▶ **Task directions**
Take the lines beginning with the one that contains "Give me the Plotly source for this chart." and ending with the one that contains "import plotly.graph_objects as go", and set them down exactly. Omit all pictures.

'''

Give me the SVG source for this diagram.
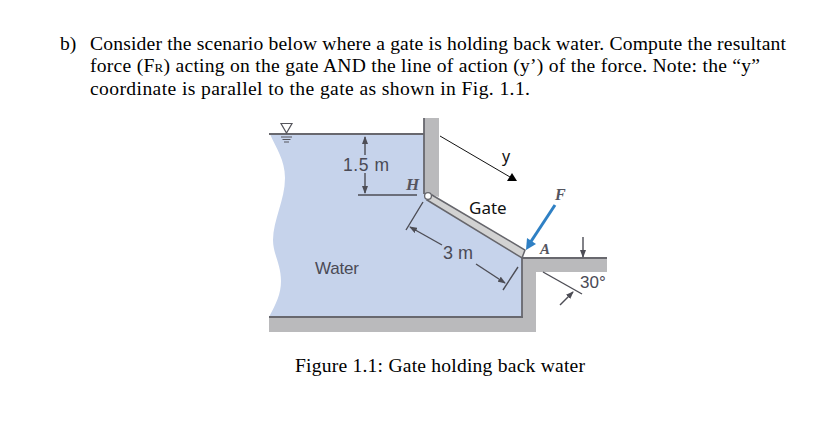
<svg xmlns="http://www.w3.org/2000/svg" width="826" height="427" viewBox="0 0 826 427">
<style>
.t{font-family:"Liberation Serif","Times New Roman",serif;font-size:19.6px;fill:#000}
.l{font-family:"Liberation Sans",Arial,sans-serif;fill:#4a4a55}
.c{font-family:"Noto Sans","Open Sans",sans-serif;fill:#111}
.i{font-family:"Liberation Serif",serif;font-style:italic;font-weight:bold;fill:#55555f}
.d{stroke:#4d4d55;stroke-width:1.4;fill:none}
</style>
<defs>
<marker id="ah" markerWidth="8" markerHeight="6" refX="7" refY="3" orient="auto" markerUnits="userSpaceOnUse"><path d="M0,0L8,3L0,6Z" fill="#4d4d55"/></marker>
</defs>
<rect width="826" height="427" fill="#fff"/>
<g id="question">
<text class="t" x="60" y="50">b)</text>
<text class="t" x="90" y="50" textLength="696" lengthAdjust="spacing">Consider the scenario below where a gate is holding back water. Compute the resultant</text>
<text class="t" x="90" y="72" textLength="670" lengthAdjust="spacing">force (F<tspan font-size="13">R</tspan>) acting on the gate AND the line of action (y’) of the force. Note: the “y”</text>
<text class="t" x="90" y="95" textLength="440" lengthAdjust="spacing">coordinate is parallel to the gate as shown in Fig. 1.1.</text>
</g>
<g id="water">
<path d="M270,134H424V196L428,196L524,257V317H269C276,304 281,294 281,281C281,264 273,254 273,240C273,220 285,200 285,178C285,160 276,148 270,134Z" fill="#c6d3eb"/>
</g>
<g id="structure">
<path d="M424,118H439V197L432,195L428,196H424Z" fill="#bababc"/>
<path d="M522,258H607V272H536V332H269V317H522Z" fill="#bababc"/>
<path d="M269,134H424M424,118V194M522,258H607M522,258V317" fill="none" stroke="#68686e" stroke-width="1.8"/>
<path d="M269,317H523" stroke="#68686e" stroke-width="2.2" fill="none"/>
</g>
<g id="gate">
<path d="M432,195L525,250L522,258L427,200Z" fill="#d2d2d2" stroke="#66666c" stroke-width="1.5"/>
<circle cx="428" cy="196" r="3.4" fill="#fff" stroke="#66666c" stroke-width="1.3"/>
</g>
<g id="surface-symbol">
<path d="M281,123.500H292L286.500,133Z" fill="#fff" stroke="#55555c" stroke-width="1.2"/>
<path d="M281,137H292M282.500,139.500H290.500M284,142H289" stroke="#55555c" stroke-width="1"/>
</g>
<g id="connectors">
<path class="d" d="M358,195H417"/>
<path class="d" d="M365,155V137" marker-end="url(#ah)"/>
<path class="d" d="M365,173V193" marker-end="url(#ah)"/>
<path class="d" d="M423,202L406,230M518,267L503,290"/>
<path class="d" d="M442,245L410,227" marker-end="url(#ah)"/>
<path class="d" d="M476,264L505,283" marker-end="url(#ah)"/>
<path class="d" d="M583,237V257" marker-end="url(#ah)"/>
<path class="d" d="M543,272L582,294"/>
<path class="d" d="M560,305L573,292" marker-end="url(#ah)"/>
<path d="M440,136L510,177" stroke="#111" stroke-width="1" fill="none"/>
<path d="M512,173L507,181L517,181Z" fill="#000"/>
<path d="M555,205L528,246" stroke="#2f80c4" stroke-width="3" fill="none"/>
<path d="M526,250L527,238L536,244Z" fill="#2f80c4"/>
</g>
<g id="labels">
<text class="l" x="343" y="171" textLength="46" font-size="17.500">1.5 m</text>
<text class="i" x="406" y="190" font-size="17">H</text>
<text class="c" x="502" y="162" font-size="16">y</text>
<text class="c" x="469" y="214" font-size="17">Gate</text>
<text class="i" x="555" y="200" font-size="16">F</text>
<text class="i" x="540" y="254" font-size="15">A</text>
<text class="l" x="443" y="259" font-size="18">3 m</text>
<text class="l" x="315" y="274" textLength="44" font-size="17">Water</text>
<text class="l" x="580" y="288" font-size="17">30°</text>
</g>
<g id="caption">
<text class="t" x="295" y="372" textLength="290" lengthAdjust="spacing">Figure 1.1: Gate holding back water</text>
</g>
</svg>
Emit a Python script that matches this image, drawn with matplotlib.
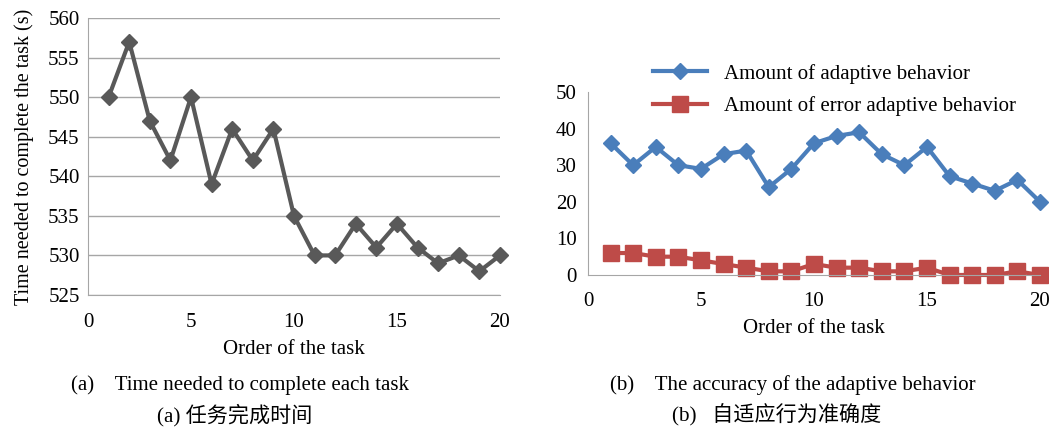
import matplotlib.pyplot as plt

plt.rcParams['font.family'] = ['Liberation Serif', 'Noto Sans CJK SC']

tasks = list(range(1, 21))
time_needed = [550, 557, 547, 542, 550, 539, 546, 542, 546, 535,
               530, 530, 534, 531, 534, 531, 529, 530, 528, 530]
adaptive = [36, 30, 35, 30, 29, 33, 34, 24, 29, 36,
            38, 39, 33, 30, 35, 27, 25, 23, 26, 20]
error_adaptive = [6, 6, 5, 5, 4, 3, 2, 1, 1, 3,
                  2, 2, 1, 1, 2, 0, 0, 0, 1, 0]

fig = plt.figure(figsize=(10.49, 4.30), dpi=100)

# (a) time per task
ax1 = fig.add_axes([0.0839, 0.314, 0.3927, 0.644])
ax1.plot(tasks, time_needed, color="#595959", lw=3, marker="D", ms=8, clip_on=False)
ax1.set_xlim(0, 20)
ax1.set_ylim(525, 560)
ax1.set_xticks([0, 5, 10, 15, 20])
ax1.set_yticks(range(525, 561, 5))
ax1.yaxis.grid(True, color="#a6a6a6", lw=1)
ax1.set_axisbelow(True)
for s in ["top", "right"]:
    ax1.spines[s].set_visible(False)
for s in ["left", "bottom"]:
    ax1.spines[s].set_color("#a6a6a6")
ax1.tick_params(length=0, labelsize=15)
ax1.tick_params(axis="x", pad=13)
ax1.tick_params(axis="y", pad=6)
ax1.set_xlabel("Order of the task", fontsize=15, labelpad=6)
ax1.set_ylabel("Time needed to complete the task (s)", fontsize=14.5, labelpad=10)

# (b) adaptive behaviour
ax2 = fig.add_axes([0.5605, 0.3605, 0.4309, 0.4255])
ax2.plot(tasks, adaptive, color="#4a7ebb", lw=3, marker="D", ms=8,
         label="Amount of adaptive behavior", clip_on=False)
ax2.plot(tasks, error_adaptive, color="#be4b48", lw=3, marker="s", ms=11,
         label="Amount of error adaptive behavior", clip_on=False)
ax2.set_xlim(0, 20)
ax2.set_ylim(0, 50)
ax2.set_xticks([0, 5, 10, 15, 20])
ax2.set_yticks(range(0, 51, 10))
for s in ["top", "right"]:
    ax2.spines[s].set_visible(False)
for s in ["left", "bottom"]:
    ax2.spines[s].set_color("#a6a6a6")
ax2.tick_params(length=0, labelsize=15)
ax2.tick_params(axis="x", pad=12)
ax2.tick_params(axis="y", pad=8)
ax2.set_xlabel("Order of the task", fontsize=15, labelpad=6)
ax2.legend(loc="upper left", bbox_to_anchor=(0.125, 1.2), frameon=False,
           fontsize=15, handlelength=2.6, labelspacing=0.6, borderaxespad=0)

# captions
fig.text(0.229, 1 - 385 / 430, "(a)    Time needed to complete each task",
         ha="center", va="center", fontsize=15)
fig.text(0.2236, 1 - 415 / 430, "(a) 任务完成时间", ha="center", va="center", fontsize=15.2)
fig.text(0.756, 1 - 385 / 430, "(b)    The accuracy of the adaptive behavior",
         ha="center", va="center", fontsize=15)
fig.text(0.740, 1 - 415 / 430, "(b)   自适应行为准确度", ha="center", va="center", fontsize=15.2)

fig.savefig("out.png", dpi=100)
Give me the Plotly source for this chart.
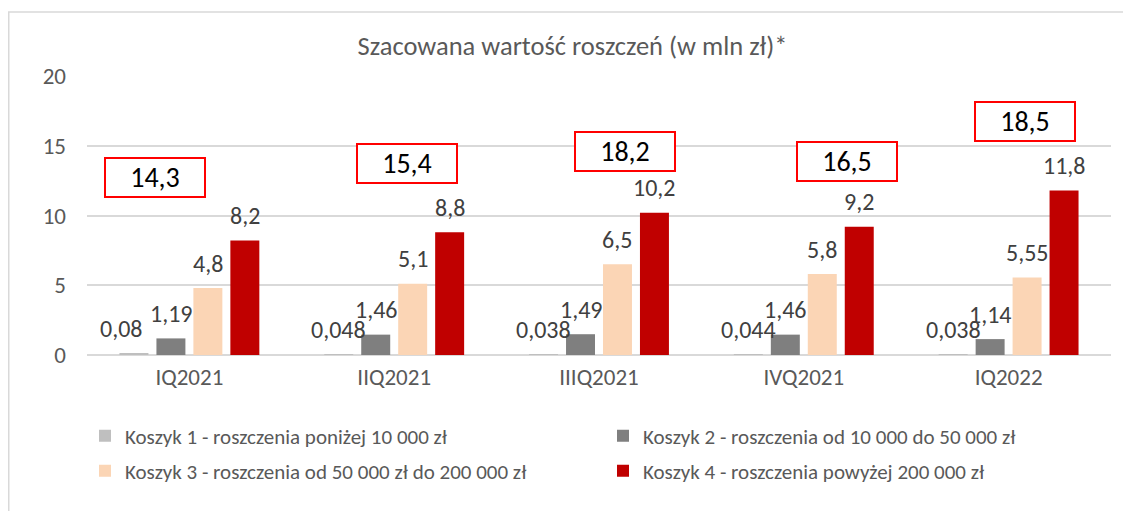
import plotly.graph_objects as go

categories = ["IQ2021", "IIQ2021", "IIIQ2021", "IVQ2021", "IQ2022"]
series_names = [
    "Koszyk 1 - roszczenia poniżej 10 000 zł",
    "Koszyk 2 - roszczenia od 10 000 do 50 000 zł",
    "Koszyk 3 - roszczenia od 50 000 zł do 200 000 zł",
    "Koszyk 4 - roszczenia powyżej 200 000 zł",
]
koszyk1 = [0.08, 0.048, 0.038, 0.044, 0.038]
koszyk2 = [1.19, 1.46, 1.49, 1.46, 1.14]
koszyk3 = [4.8, 5.1, 6.5, 5.8, 5.55]
koszyk4 = [8.2, 8.8, 10.2, 9.2, 11.8]
koszyk1_labels = ["0,08", "0,048", "0,038", "0,044", "0,038"]
koszyk2_labels = ["1,19", "1,46", "1,49", "1,46", "1,14"]
koszyk3_labels = ["4,8", "5,1", "6,5", "5,8", "5,55"]
koszyk4_labels = ["8,2", "8,8", "10,2", "9,2", "11,8"]
totals_labels = ["14,3", "15,4", "18,2", "16,5", "18,5"]

# placement of the red boxed totals (category offset, y in axis units)
box_dx = [-0.17, 0.063, 0.127, 0.21, 0.078]
box_y = [12.7, 13.76, 14.59, 13.87, 16.77]

colors = ["#BFBFBF", "#7F7F7F", "#FBD5B5", "#C00000"]
FONT = "Carlito, Calibri, Lato, sans-serif"
TXT = "#595959"

values = [koszyk1, koszyk2, koszyk3, koszyk4]
labels = [koszyk1_labels, koszyk2_labels, koszyk3_labels, koszyk4_labels]
legend_ids = ["legend", "legend", "legend2", "legend2"]

W, H = 1123, 503
ML, MR, MT, MB = 79, 20, 68, 156
PW, PH = W - ML - MR, H - MT - MB

BARGAP = 0.278
fig = go.Figure()
for i in range(4):
    fig.add_trace(go.Bar(
        x=categories, y=values[i], name=series_names[i],
        marker=dict(color=colors[i], line=dict(width=0)),
        legend=legend_ids[i], hoverinfo="skip",
    ))

annotations = []
slot = (1 - BARGAP) / 4
for i in range(4):
    for j, cat in enumerate(categories):
        xshift = -13 if (i == 0 and j == 0) else 0
        annotations.append(dict(
            x=j + (i - 1.5) * slot, y=values[i][j], xref="x", yref="y",
            text=labels[i][j], showarrow=False, yanchor="middle",
            yshift=25, xshift=xshift,
            font=dict(family=FONT, size=24, color="#404040"),
        ))
for j in range(len(categories)):
    annotations.append(dict(
        x=j + box_dx[j], y=box_y[j], xref="x", yref="y",
        text=totals_labels[j], showarrow=False,
        xanchor="center", yanchor="middle",
        width=96, height=35, borderpad=1, borderwidth=2,
        bordercolor="#FF0000", bgcolor="white",
        font=dict(family=FONT, size=28, color="#000000"),
    ))

fig.update_layout(
    width=W, height=H,
    margin=dict(l=ML, r=MR, t=MT, b=MB),
    paper_bgcolor="white", plot_bgcolor="white",
    barmode="group", bargap=BARGAP, bargroupgap=0.216,
    title=dict(text="Szacowana wartość roszczeń (w mln zł)*",
               x=564.5 / W, xanchor="center", y=1 - 38 / H, yanchor="middle",
               font=dict(family=FONT, size=26.5, color=TXT)),
    font=dict(family=FONT, color=TXT),
    xaxis=dict(showgrid=False, showline=False, ticks="",
               tickfont=dict(family=FONT, size=23, color=TXT),
               ticklabelstandoff=6),
    yaxis=dict(range=[0, 20], dtick=5, showgrid=True, gridcolor="#D9D9D9",
               gridwidth=1.5, zeroline=True, zerolinecolor="#D9D9D9",
               zerolinewidth=1.5, showline=False,
               tickfont=dict(family=FONT, size=23, color=TXT),
               ticklabelstandoff=20),
    legend=dict(orientation="h", x=-2 / PW, xanchor="left", y=-81 / PH,
                yanchor="middle", entrywidth=473,
                font=dict(family=FONT, size=21, color=TXT),
                itemclick=False, itemdoubleclick=False),
    legend2=dict(orientation="h", x=-2 / PW, xanchor="left", y=-116 / PH,
                 yanchor="middle", entrywidth=473,
                 font=dict(family=FONT, size=21, color=TXT),
                 itemclick=False, itemdoubleclick=False),
    annotations=annotations,
    shapes=[dict(type="rect", xref="paper", yref="paper",
                 x0=(0.75 - ML) / PW, x1=(W + 20 - ML) / PW,
                 y0=(PH + 40 - (H - MT)) / PH - 0.2, y1=(PH + MT - 4) / PH,
                 line=dict(color="#D9D9D9", width=1.5), layer="below")],
)

fig.write_html("out.html")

'''

▶ **Task answer**
Give me the Plotly source for this chart.
import plotly.graph_objects as go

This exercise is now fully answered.